Although U.S. President Donald Trump says he only wants to tweak trade ties with Canada, his pledge to renegotiate NAFTA to focus on Mexico is almost impossible and Canada will not emerge unscathed, Canadian officials and trade experts said Tuesday.

Trump had warm words for Canadian trade following a meeting with Prime Minister Justin Trudeau on Monday, but his call for major changes to the North American Free Trade Agreement to target Mexico stymied experts.

“I can’t see how it’s possible at all.

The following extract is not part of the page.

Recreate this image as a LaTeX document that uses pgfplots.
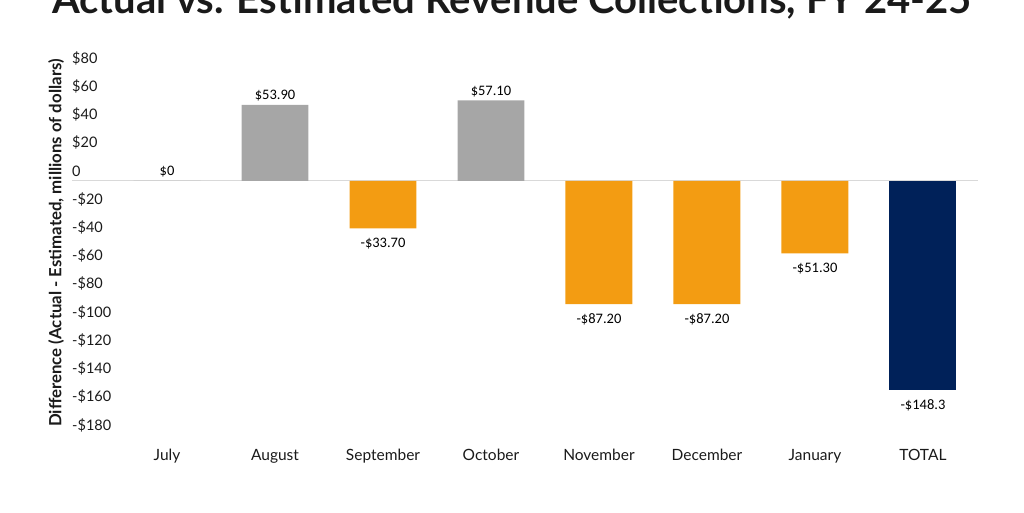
\documentclass[border=0pt]{standalone}
\usepackage{pgfplots}
\pgfplotsset{compat=1.18}
\usepackage{fontspec}
\setmainfont{Lato}
\newfontfamily\labelfont{Carlito}

\definecolor{barGray}{RGB}{166,166,166}
\definecolor{barOrange}{RGB}{243,156,18}
\definecolor{barNavy}{RGB}{0,33,89}
\definecolor{zeroLine}{RGB}{217,217,217}
\definecolor{txt}{RGB}{26,26,26}

\begin{document}
\begin{tikzpicture}[x=1pt,y=1pt]
\begin{axis}[
  scale only axis, width=906pt, height=367pt,
  xmin=-0.88, xmax=7.51, ymin=-180, ymax=80,
  axis line style={draw=none},
  major tick length=0pt,
  xtick={0,1,2,3,4,5,6,7},
  xticklabels={July,August,September,October,November,December,January,TOTAL},
  xticklabel pos=bottom,
  xticklabel style={font=\fontsize{15.5}{18}\selectfont, text=txt, yshift=-11pt},
  ytick={-180,-160,-140,-120,-100,-80,-60,-40,-20,0,20,40,60,80},
  yticklabels={-\$180,-\$160,-\$140,-\$120,-\$100,-\$80,-\$60,-\$40,-\$20,0,\$20,\$40,\$60,\$80},
  yticklabel style={font=\fontsize{14.5}{16}\selectfont, text=txt, anchor=west, inner sep=0pt, yshift=10pt},
  ybar, bar width=0.62, bar shift=0pt,
  point meta=explicit symbolic,
  nodes near coords,
  nodes near coords style={font=\labelfont\fontsize{14.5}{16}\selectfont, text=black},
  clip=false,
]
\coordinate (o) at (rel axis cs:0,0);
\draw[zeroLine, line width=1pt] (axis cs:-0.88,0) -- (axis cs:7.51,0);

\addplot[fill=barGray, draw=none,
  nodes near coords style={anchor=south}] table[meta=label] {
x y label
0 0 {\$0}
1 53.9 {\$53.90}
3 57.1 {\$57.10}
};
\addplot[fill=barOrange, draw=none,
  nodes near coords style={anchor=north, yshift=-6pt}] table[meta=label] {
x y label
2 -33.7 {-\$33.70}
4 -87.2 {-\$87.20}
5 -87.2 {-\$87.20}
6 -51.3 {-\$51.30}
};
\addplot[fill=barNavy, draw=none,
  nodes near coords style={anchor=north, yshift=-6pt}] table[meta=label] {
x y label
7 -148.3 {-\$148.3}
};
\end{axis}

% page frame around the plot area
\path ([shift={(-72,-77)}]o) rectangle ([shift={(952,435)}]o);

% y axis label
\node[rotate=90, font=\fontsize{16.8}{20}\selectfont\bfseries, text=txt, inner sep=0pt]
  at ([shift={(-16,192)}]o) {Difference (Actual - Estimated, millions of dollars)};

% title (runs past the top edge of the page, so kept out of the bounding box)
\pgfinterruptboundingbox
\node[anchor=base, font=\fontsize{40}{46}\selectfont\bfseries, text=txt, inner sep=0pt]
  at ([shift={(440,421)}]o) {Actual vs. Estimated Revenue Collections, FY 24-25};
\endpgfinterruptboundingbox
\end{tikzpicture}
\end{document}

It would be very complicated to do and I don’t think Mexico would … ever go along with it,” said Mark Warner, a trade lawyer and principal at MAAW Law in Toronto.

Canada and Mexico send the bulk of their exports to the United States under NAFTA.

One senior Canadian government official, asked how the agreement could be tweaked for one partner and changed in a major way for another, admitted frankly, “I don’t know.”

Trump spoke after his first meeting with Trudeau, who is trying to sell the merits of NAFTA while opposing a border tariff, an idea circulating in U.S. political circles that could badly hit Canadian industries.

Warner said that if the U.S. government decided to impose the tariff, “the consequences of that could be described as a tweak but the significance of it would be major.”

Matthew Kronby, an international trade lawyer at Bennett Jones in Toronto, said “it is very hard to tease apart the elements of the deal that I suppose Trump might think are a disaster with Mexico while leaving it intact with Canada.”

Officials say that while Trump did not reveal any details about his intentions on NAFTA, Canada would suffer collateral damage, whatever the administration pushes for.

“We cannot be untouched or unscathed by this,” said one person familiar with the matter.

Separately, another official working on the bilateral trade file said that once talks started, the U.S. dairy industry was set to demand Canada dismantle its supply management system of tariffs and taxes that keep out most dairy imports, including those from the United States.

“That could be a very unpleasant conversation,” said the official, who asked to remain anonymous because of the sensitivity of the situation.

Trudeau’s ability to make concessions is limited since all of Canada’s major political parties have vowed to protect supply management. Holding out too firmly, though, could irritate the American side, which might demand concessions elsewhere.